Yesterday morning I attended a voice workshop organised by the Talking Newspaper. Originally I was scheduled to go last week but the dreaded death flu put paid to that. So, Tony, very kindly, slotted me onto the second session.
The workshop was being run by David, one of the readers who used to be a presenter before work took up too much time and who, originally, was a voice/drama teacher. He’s a lovely man and someone I always enjoy working with. It would be fair to say, I was looking forward to it though I had no idea what it would entail.
There were nine of us, sitting in a semi-circle, all facing David. He handed out a piece of paper which we were all told not to look at yet – sort of like in an exam – as he explained what would and wouldn’t be happening in the workshop. We were then told to turn the paper over.
It was the speech from Shakespeare’s Measure for Measure where Claudio is trying to explain to his sister, Isabella why death is a lot worse than sex. David recited the piece for us with great relish and asked us what indicators were contained within the text that gave hints and clues about how to read it.
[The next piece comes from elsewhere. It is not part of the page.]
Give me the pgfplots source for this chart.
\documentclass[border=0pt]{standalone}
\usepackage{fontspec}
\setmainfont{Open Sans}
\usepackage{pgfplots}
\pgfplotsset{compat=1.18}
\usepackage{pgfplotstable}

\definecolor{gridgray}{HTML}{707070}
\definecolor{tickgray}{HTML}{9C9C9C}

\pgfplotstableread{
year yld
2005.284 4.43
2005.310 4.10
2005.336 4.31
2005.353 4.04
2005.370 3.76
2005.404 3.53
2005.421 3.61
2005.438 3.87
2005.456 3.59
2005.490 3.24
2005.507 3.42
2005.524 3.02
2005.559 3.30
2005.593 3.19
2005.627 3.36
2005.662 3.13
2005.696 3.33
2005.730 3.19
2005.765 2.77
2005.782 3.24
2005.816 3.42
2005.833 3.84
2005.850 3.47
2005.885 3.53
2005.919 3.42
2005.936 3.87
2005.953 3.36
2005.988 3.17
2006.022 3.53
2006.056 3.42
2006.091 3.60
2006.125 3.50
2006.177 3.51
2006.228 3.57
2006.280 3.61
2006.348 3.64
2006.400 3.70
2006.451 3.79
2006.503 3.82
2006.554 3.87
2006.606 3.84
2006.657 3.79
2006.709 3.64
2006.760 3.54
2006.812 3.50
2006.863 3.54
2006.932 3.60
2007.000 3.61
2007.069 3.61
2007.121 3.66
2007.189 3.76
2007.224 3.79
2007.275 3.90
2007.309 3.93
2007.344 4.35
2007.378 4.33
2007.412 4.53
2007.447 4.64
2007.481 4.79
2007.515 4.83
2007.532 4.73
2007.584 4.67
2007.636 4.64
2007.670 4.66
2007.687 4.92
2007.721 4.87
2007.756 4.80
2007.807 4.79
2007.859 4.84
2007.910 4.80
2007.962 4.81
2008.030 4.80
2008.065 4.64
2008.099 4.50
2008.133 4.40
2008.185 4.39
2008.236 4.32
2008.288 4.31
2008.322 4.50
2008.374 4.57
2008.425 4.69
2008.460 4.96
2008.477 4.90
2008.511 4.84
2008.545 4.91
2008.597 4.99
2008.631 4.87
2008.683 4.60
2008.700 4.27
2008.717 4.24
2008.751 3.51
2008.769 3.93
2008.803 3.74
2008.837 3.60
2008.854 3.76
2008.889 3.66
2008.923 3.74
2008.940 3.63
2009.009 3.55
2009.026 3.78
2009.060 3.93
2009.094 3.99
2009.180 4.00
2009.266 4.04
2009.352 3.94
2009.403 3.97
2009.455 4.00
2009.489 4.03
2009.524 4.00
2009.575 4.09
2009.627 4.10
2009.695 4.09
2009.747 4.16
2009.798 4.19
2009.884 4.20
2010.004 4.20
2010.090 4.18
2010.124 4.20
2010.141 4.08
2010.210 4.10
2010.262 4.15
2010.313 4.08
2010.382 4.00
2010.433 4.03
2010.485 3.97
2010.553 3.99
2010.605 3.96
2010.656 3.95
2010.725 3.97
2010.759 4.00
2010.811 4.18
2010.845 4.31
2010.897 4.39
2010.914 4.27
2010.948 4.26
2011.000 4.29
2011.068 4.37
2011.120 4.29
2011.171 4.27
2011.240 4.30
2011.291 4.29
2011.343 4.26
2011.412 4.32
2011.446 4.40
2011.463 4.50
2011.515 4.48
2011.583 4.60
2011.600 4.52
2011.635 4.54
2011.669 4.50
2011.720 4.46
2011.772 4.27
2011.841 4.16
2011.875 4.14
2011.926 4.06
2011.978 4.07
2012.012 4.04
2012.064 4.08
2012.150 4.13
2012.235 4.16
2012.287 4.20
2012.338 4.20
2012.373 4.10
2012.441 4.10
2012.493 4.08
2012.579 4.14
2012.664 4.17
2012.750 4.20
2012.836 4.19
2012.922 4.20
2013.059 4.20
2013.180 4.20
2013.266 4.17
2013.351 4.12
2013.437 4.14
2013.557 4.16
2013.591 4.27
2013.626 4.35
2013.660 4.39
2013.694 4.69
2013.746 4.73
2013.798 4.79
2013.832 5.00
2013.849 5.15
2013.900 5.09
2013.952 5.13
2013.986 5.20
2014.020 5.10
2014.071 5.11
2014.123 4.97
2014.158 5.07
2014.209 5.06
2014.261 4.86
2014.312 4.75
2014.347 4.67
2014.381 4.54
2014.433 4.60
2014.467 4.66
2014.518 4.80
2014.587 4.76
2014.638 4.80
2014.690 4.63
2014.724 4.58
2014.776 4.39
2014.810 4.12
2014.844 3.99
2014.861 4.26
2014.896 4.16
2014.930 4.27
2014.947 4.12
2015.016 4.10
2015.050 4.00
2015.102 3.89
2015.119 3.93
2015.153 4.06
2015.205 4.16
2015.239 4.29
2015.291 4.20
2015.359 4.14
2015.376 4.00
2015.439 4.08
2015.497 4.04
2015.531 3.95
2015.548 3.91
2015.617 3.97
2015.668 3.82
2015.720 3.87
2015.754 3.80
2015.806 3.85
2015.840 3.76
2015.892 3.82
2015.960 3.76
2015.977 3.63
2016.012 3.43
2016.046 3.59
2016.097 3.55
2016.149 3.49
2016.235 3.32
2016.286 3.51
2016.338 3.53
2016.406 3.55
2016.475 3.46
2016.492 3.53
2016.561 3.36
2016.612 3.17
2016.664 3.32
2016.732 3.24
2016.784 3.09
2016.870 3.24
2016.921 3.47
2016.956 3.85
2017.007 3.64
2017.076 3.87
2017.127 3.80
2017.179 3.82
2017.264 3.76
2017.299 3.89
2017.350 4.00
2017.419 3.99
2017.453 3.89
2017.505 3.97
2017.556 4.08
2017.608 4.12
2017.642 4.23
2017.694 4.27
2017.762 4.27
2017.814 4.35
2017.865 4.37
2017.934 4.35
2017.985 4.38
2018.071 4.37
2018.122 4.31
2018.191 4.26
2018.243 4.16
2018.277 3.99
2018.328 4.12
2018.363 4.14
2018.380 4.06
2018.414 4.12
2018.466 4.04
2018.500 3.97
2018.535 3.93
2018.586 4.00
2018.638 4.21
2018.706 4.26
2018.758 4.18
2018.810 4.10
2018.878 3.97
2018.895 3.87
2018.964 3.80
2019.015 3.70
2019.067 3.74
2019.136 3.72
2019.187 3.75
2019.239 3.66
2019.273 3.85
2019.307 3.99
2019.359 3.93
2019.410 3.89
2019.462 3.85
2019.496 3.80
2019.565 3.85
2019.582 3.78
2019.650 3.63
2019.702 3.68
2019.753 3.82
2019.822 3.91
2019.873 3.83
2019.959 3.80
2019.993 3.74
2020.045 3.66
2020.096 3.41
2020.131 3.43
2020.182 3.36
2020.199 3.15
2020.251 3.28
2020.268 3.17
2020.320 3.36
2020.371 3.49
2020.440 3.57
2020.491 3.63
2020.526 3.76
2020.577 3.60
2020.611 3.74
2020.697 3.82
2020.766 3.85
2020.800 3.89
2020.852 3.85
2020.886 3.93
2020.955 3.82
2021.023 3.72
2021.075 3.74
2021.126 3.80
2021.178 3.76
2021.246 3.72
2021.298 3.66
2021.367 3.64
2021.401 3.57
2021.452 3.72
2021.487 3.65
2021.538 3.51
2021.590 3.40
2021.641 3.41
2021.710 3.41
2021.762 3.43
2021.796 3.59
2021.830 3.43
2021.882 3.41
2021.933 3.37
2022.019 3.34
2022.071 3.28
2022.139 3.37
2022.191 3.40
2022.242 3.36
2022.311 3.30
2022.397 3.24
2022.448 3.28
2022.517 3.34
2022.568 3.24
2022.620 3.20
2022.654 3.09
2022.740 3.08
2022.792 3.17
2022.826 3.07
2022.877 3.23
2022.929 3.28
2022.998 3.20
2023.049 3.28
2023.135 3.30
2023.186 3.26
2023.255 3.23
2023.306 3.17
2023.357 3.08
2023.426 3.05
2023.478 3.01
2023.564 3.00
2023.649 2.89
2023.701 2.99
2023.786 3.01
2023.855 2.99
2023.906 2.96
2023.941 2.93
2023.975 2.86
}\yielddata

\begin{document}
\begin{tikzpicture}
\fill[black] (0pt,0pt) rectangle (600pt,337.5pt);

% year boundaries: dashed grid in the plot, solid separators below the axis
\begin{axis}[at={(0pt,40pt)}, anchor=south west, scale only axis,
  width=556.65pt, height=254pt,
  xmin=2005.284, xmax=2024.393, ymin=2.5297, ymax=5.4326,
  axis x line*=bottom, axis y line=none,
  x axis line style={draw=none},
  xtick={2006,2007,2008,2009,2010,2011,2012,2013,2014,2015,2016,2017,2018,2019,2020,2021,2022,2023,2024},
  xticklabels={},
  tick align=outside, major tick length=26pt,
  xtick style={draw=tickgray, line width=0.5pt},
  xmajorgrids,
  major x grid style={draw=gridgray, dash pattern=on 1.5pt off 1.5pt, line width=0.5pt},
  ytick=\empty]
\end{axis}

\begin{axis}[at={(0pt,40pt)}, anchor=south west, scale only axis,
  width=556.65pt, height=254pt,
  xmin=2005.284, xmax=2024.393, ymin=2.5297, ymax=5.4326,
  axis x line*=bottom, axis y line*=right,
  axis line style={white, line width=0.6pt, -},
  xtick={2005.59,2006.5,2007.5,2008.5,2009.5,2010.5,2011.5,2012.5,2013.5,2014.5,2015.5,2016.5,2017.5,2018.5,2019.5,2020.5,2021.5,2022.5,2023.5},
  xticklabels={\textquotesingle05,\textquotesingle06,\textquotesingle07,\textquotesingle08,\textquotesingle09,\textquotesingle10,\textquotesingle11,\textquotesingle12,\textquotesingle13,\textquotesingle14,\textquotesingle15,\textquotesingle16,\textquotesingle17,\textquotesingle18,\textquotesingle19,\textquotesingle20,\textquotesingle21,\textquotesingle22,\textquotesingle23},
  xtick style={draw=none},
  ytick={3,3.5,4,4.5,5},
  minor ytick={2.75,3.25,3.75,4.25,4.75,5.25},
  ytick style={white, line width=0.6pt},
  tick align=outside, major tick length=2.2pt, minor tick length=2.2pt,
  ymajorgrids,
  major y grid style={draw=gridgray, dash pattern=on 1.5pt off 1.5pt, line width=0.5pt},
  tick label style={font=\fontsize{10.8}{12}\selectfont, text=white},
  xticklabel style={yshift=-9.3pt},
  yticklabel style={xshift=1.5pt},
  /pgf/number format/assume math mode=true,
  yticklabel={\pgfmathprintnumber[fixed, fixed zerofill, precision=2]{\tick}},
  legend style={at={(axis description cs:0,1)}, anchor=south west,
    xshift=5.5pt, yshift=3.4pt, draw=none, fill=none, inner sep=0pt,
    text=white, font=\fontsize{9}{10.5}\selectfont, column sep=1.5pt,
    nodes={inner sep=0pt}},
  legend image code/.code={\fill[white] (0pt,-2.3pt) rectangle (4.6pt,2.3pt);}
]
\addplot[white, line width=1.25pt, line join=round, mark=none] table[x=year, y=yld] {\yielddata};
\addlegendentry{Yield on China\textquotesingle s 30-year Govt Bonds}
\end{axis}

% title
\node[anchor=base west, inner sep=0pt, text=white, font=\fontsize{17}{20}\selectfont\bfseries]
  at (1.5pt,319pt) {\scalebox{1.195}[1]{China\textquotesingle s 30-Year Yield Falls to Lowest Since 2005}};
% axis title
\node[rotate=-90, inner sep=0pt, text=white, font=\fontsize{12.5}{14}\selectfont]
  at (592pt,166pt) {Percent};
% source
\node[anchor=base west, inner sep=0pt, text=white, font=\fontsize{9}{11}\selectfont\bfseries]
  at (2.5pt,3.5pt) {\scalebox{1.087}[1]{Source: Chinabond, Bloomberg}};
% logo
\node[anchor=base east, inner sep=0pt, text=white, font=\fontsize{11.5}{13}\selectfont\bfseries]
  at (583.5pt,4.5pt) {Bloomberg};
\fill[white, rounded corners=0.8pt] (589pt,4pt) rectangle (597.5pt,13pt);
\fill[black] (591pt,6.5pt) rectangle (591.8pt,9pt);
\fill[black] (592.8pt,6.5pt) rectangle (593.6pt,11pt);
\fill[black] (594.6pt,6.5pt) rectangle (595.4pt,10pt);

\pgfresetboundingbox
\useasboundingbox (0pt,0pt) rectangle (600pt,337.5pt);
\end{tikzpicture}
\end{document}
There was then a lot of chat about punctuation, alliteration and onomatopoeia. All of this is very well and good but it’s not really the sort of actor I once was. Taking the words in both sense and rhythm is fine for some people but I always found it was easier for me if the director told me what was required and I just made the words fit the intent.
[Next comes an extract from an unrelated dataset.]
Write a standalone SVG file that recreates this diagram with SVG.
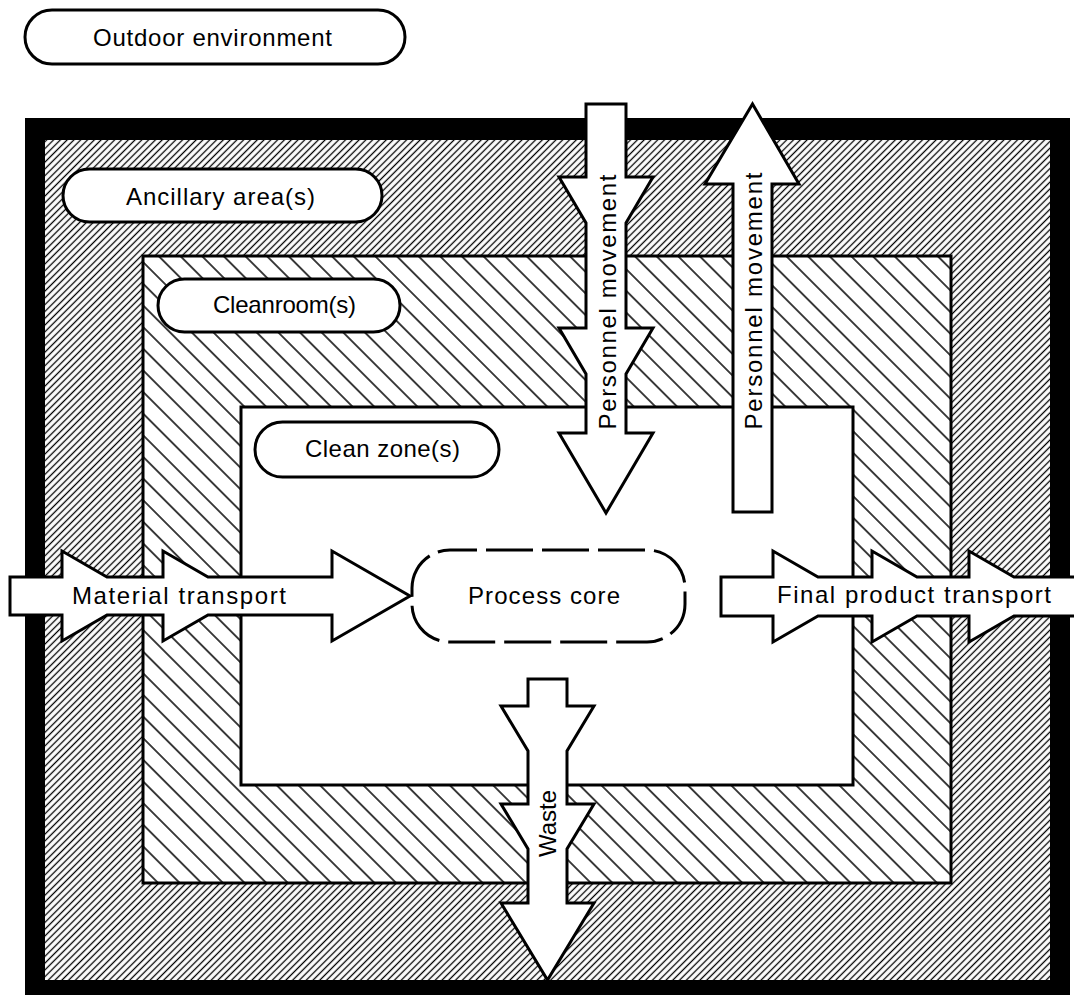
<svg xmlns="http://www.w3.org/2000/svg" width="1074" height="995" viewBox="0 0 1074 995">
<style>
.pill{fill:#fff;stroke:#000;stroke-width:3}
.zone{stroke:#000;stroke-width:3}
.arrow{fill:#fff;stroke:#000;stroke-width:3;stroke-linejoin:miter}
.lbl{font-family:"Liberation Sans",Arial,sans-serif;font-size:24px;fill:#000;text-anchor:middle}
</style>
<defs>
<pattern id="hatchFine" patternUnits="userSpaceOnUse" width="4.8" height="4.8" patternTransform="rotate(-45)">
<rect width="4.8" height="4.8" fill="#fff"/>
<line x1="0" y1="2.4" x2="4.8" y2="2.4" stroke="#000" stroke-width="1.3"/>
</pattern>
<pattern id="hatchCoarse" patternUnits="userSpaceOnUse" width="15.3" height="15.3" patternTransform="rotate(45)">
<rect width="15.3" height="15.3" fill="#fff"/>
<line x1="0" y1="7.65" x2="15.3" y2="7.65" stroke="#000" stroke-width="1.5"/>
</pattern>
</defs>
<rect width="1074" height="995" fill="#fff"/>
<g id="outdoor-environment">
<rect x="25" y="10" width="380" height="54" rx="27" class="pill"/>
<text x="212.5" y="46" class="lbl" textLength="239" lengthAdjust="spacing">Outdoor environment</text>
</g>
<g id="ancillary-area">
<rect x="25" y="118" width="1045" height="884" fill="#000"/>
<rect x="45" y="140" width="1005" height="840" fill="url(#hatchFine)"/>
<rect x="63" y="169" width="319" height="53" rx="26.5" class="pill"/>
<text x="220.5" y="205" class="lbl" textLength="189" lengthAdjust="spacing">Ancillary area(s)</text>
</g>
<g id="cleanroom">
<rect x="143" y="256" width="808" height="627" fill="url(#hatchCoarse)" class="zone"/>
<rect x="158" y="279" width="242" height="53" rx="26.5" class="pill"/>
<text x="284.5" y="313" class="lbl" textLength="143" lengthAdjust="spacing">Cleanroom(s)</text>
</g>
<g id="clean-zone">
<rect x="241" y="407" width="612" height="378" fill="#fff" class="zone"/>
<rect x="255" y="422" width="244" height="55" rx="27.5" class="pill"/>
<text x="382.5" y="457" class="lbl" textLength="155" lengthAdjust="spacing">Clean zone(s)</text>
</g>
<g id="process-core">
<rect x="412" y="550" width="273" height="92" rx="38" fill="#fff" stroke="#000" stroke-width="3" stroke-dasharray="47 9" stroke-dashoffset="20"/>
<text x="544" y="604" class="lbl" textLength="152" lengthAdjust="spacing">Process core</text>
</g>
<g id="connectors">
<g id="material-transport">
<path class="arrow" d="M10,577 H62 V551 L107,577 H163 V551 L208,577 H332 V551 L410,596 L332,641 V615 H208 L163,641 V615 H107 L62,641 V615 H10 Z"/>
<text x="179" y="604" class="lbl" textLength="214" lengthAdjust="spacing">Material transport</text>
</g>
<g id="final-product-transport">
<path class="arrow" d="M721,577 H773 V551 L818,577 H872 V551 L917,577 H969 V551 L1014,577 H1080 V616 H1014 L969,642 V616 H917 L872,642 V616 H818 L773,642 V616 H721 Z"/>
<text x="914" y="603" class="lbl" textLength="274" lengthAdjust="spacing">Final product transport</text>
</g>
<g id="personnel-in">
<path class="arrow" d="M586,104 H626 V177 H653 L626,223 V328 H653 L626,374 V433 H653 L606,513 L559,433 H586 V374 L559,328 H586 V223 L559,177 H586 Z"/>
<text transform="translate(616,302) rotate(-90)" class="lbl" textLength="255" lengthAdjust="spacing">Personnel movement</text>
</g>
<g id="personnel-out">
<path class="arrow" d="M733,512 V184 H705 L752.5,104 L799,184 H772 V512 Z"/>
<text transform="translate(762,301) rotate(-90)" class="lbl" textLength="257" lengthAdjust="spacing">Personnel movement</text>
</g>
<g id="waste">
<path class="arrow" d="M528,679 H567 V706 H594 L567,751 V804 H594 L567,849 V903 H594 L547.5,980 L501,903 H528 V849 L501,804 H528 V751 L501,706 H528 Z"/>
<text transform="translate(556,823.5) rotate(-90)" class="lbl" textLength="67" lengthAdjust="spacing">Waste</text>
</g>
</g>
</svg>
Anyway, we then had to read the piece to each other (having been paired off), trying to get the sense of it by changing the way we delivered and modulated our voices. I always love a bit of recitation so this bit was fun. I was reading to Rosemary who said I’d convinced her.
At the end of this section of the workshop, David asked if anyone would like to read to everyone or just read it together as a group. Yeside then spoke up saying “I’d like to hear Gary read it.” I thought this was rather odd but, always prepared to show- off, I launched into it, giving it a whole picnic basket full of emotional heart string tugging. I was rewarded with an appreciable applause.
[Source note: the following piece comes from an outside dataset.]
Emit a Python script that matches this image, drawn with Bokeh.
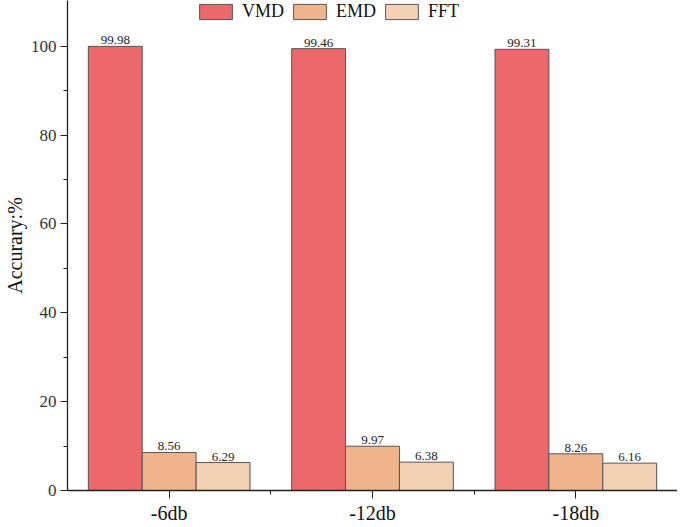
from bokeh.plotting import figure
from bokeh.models import (ColumnDataSource, Range1d, FixedTicker, LabelSet,
                          Legend, LegendItem)
from bokeh.embed import file_html
from bokeh.resources import INLINE

categories = ["-6db", "-12db", "-18db"]
series = ["VMD", "EMD", "FFT"]
vmd = [99.98, 99.46, 99.31]
emd = [8.56, 9.97, 8.26]
fft = [6.29, 6.38, 6.16]
colors = ["#EC686B", "#EFB48B", "#F3D1B4"]
y_ticks = [0, 20, 40, 60, 80, 100]

FONT = "Liberation Serif"
BAR_W = 0.265
FH = 490

p = figure(frame_width=610, frame_height=FH, output_backend="svg", toolbar_location=None,
           x_range=Range1d(0, len(categories)), y_range=Range1d(0, 110.3),
           min_border_left=57, min_border_right=0, min_border_top=0,
           min_border_bottom=0)
p.outline_line_color = None
p.grid.grid_line_color = None
p.background_fill_color = "white"
p.border_fill_color = "white"

centers = [i + 0.5 for i in range(len(categories))]
offsets = [-BAR_W, 0.0, BAR_W]
items = []
for name, vals, col, off in zip(series, [vmd, emd, fft], colors, offsets):
    src = ColumnDataSource(dict(x=[c + off for c in centers], top=vals,
                                lbl=[f"{v:.2f}" for v in vals]))
    r = p.vbar(x="x", top="top", width=BAR_W, bottom=0, source=src,
               fill_color=col, line_color="#555555", line_width=1)
    items.append(LegendItem(label=name, renderers=[r]))
    lbls = LabelSet(x="x", y="top", text="lbl", source=src, text_align="center",
                    text_baseline="bottom", y_offset=2,
                    text_font=FONT, text_font_size="13px", text_color="#222222")
    p.add_layout(lbls)

legend = Legend(items=items, orientation="horizontal", location=(128, FH - 22),
                glyph_width=41, glyph_height=19, label_height=19,
                label_standoff=6, spacing=5, padding=0, margin=0,
                border_line_color=None, background_fill_alpha=0,
                label_text_font=FONT, label_text_font_size="18px",
                label_text_color="#111111")
p.add_layout(legend)

# x axis
p.xaxis.ticker = FixedTicker(ticks=centers, minor_ticks=list(range(1, len(categories))))
p.xaxis.major_label_overrides = {c: lab for c, lab in zip(centers, categories)}
p.xaxis.major_label_text_font = FONT
p.xaxis.major_label_text_font_size = "20px"
p.xaxis.major_label_text_color = "#111111"
p.xaxis.major_label_standoff = 3
p.xaxis.major_tick_out = 8
p.xaxis.major_tick_in = 0
p.xaxis.minor_tick_out = 4
p.xaxis.minor_tick_in = 0
p.xaxis.axis_line_width = 1.3
p.xaxis.axis_line_color = "#222222"
p.xaxis.major_tick_line_color = "#222222"
p.xaxis.minor_tick_line_color = "#222222"

# y axis
p.yaxis.ticker = FixedTicker(ticks=y_ticks, minor_ticks=[10, 30, 50, 70, 90])
p.yaxis.axis_label = "Accurary:%"
p.yaxis.axis_label_text_font = FONT
p.yaxis.axis_label_text_font_size = "20px"
p.yaxis.axis_label_text_font_style = "normal"
p.yaxis.axis_label_text_color = "#111111"
p.yaxis.axis_label_standoff = 2
p.yaxis.major_label_text_font = FONT
p.yaxis.major_label_text_font_size = "17px"
p.yaxis.major_label_text_color = "#333333"
p.yaxis.major_label_standoff = 4
p.yaxis.major_tick_out = 7
p.yaxis.major_tick_in = 0
p.yaxis.minor_tick_out = 4
p.yaxis.minor_tick_in = 0
p.yaxis.axis_line_width = 1.3
p.yaxis.axis_line_color = "#222222"
p.yaxis.major_tick_line_color = "#222222"
p.yaxis.minor_tick_line_color = "#222222"

open("out.html", "w").write(file_html(p, INLINE))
The rest of the workshop was more to do with how we approached reading stories from the paper given the information that David had taught us during the Shakespeare bit. All very good and worth while and enjoyable.
Then, today, I had a Talking Newspaper with David as a reader! Very odd.
In fact, I think I had one of the best teams ever! We went through the edition like a knife through butter, coming out the other end, happy, bouncy and satisfied we’d created an excellent recording.
Maybe it was a result of David’s workshop…who knows.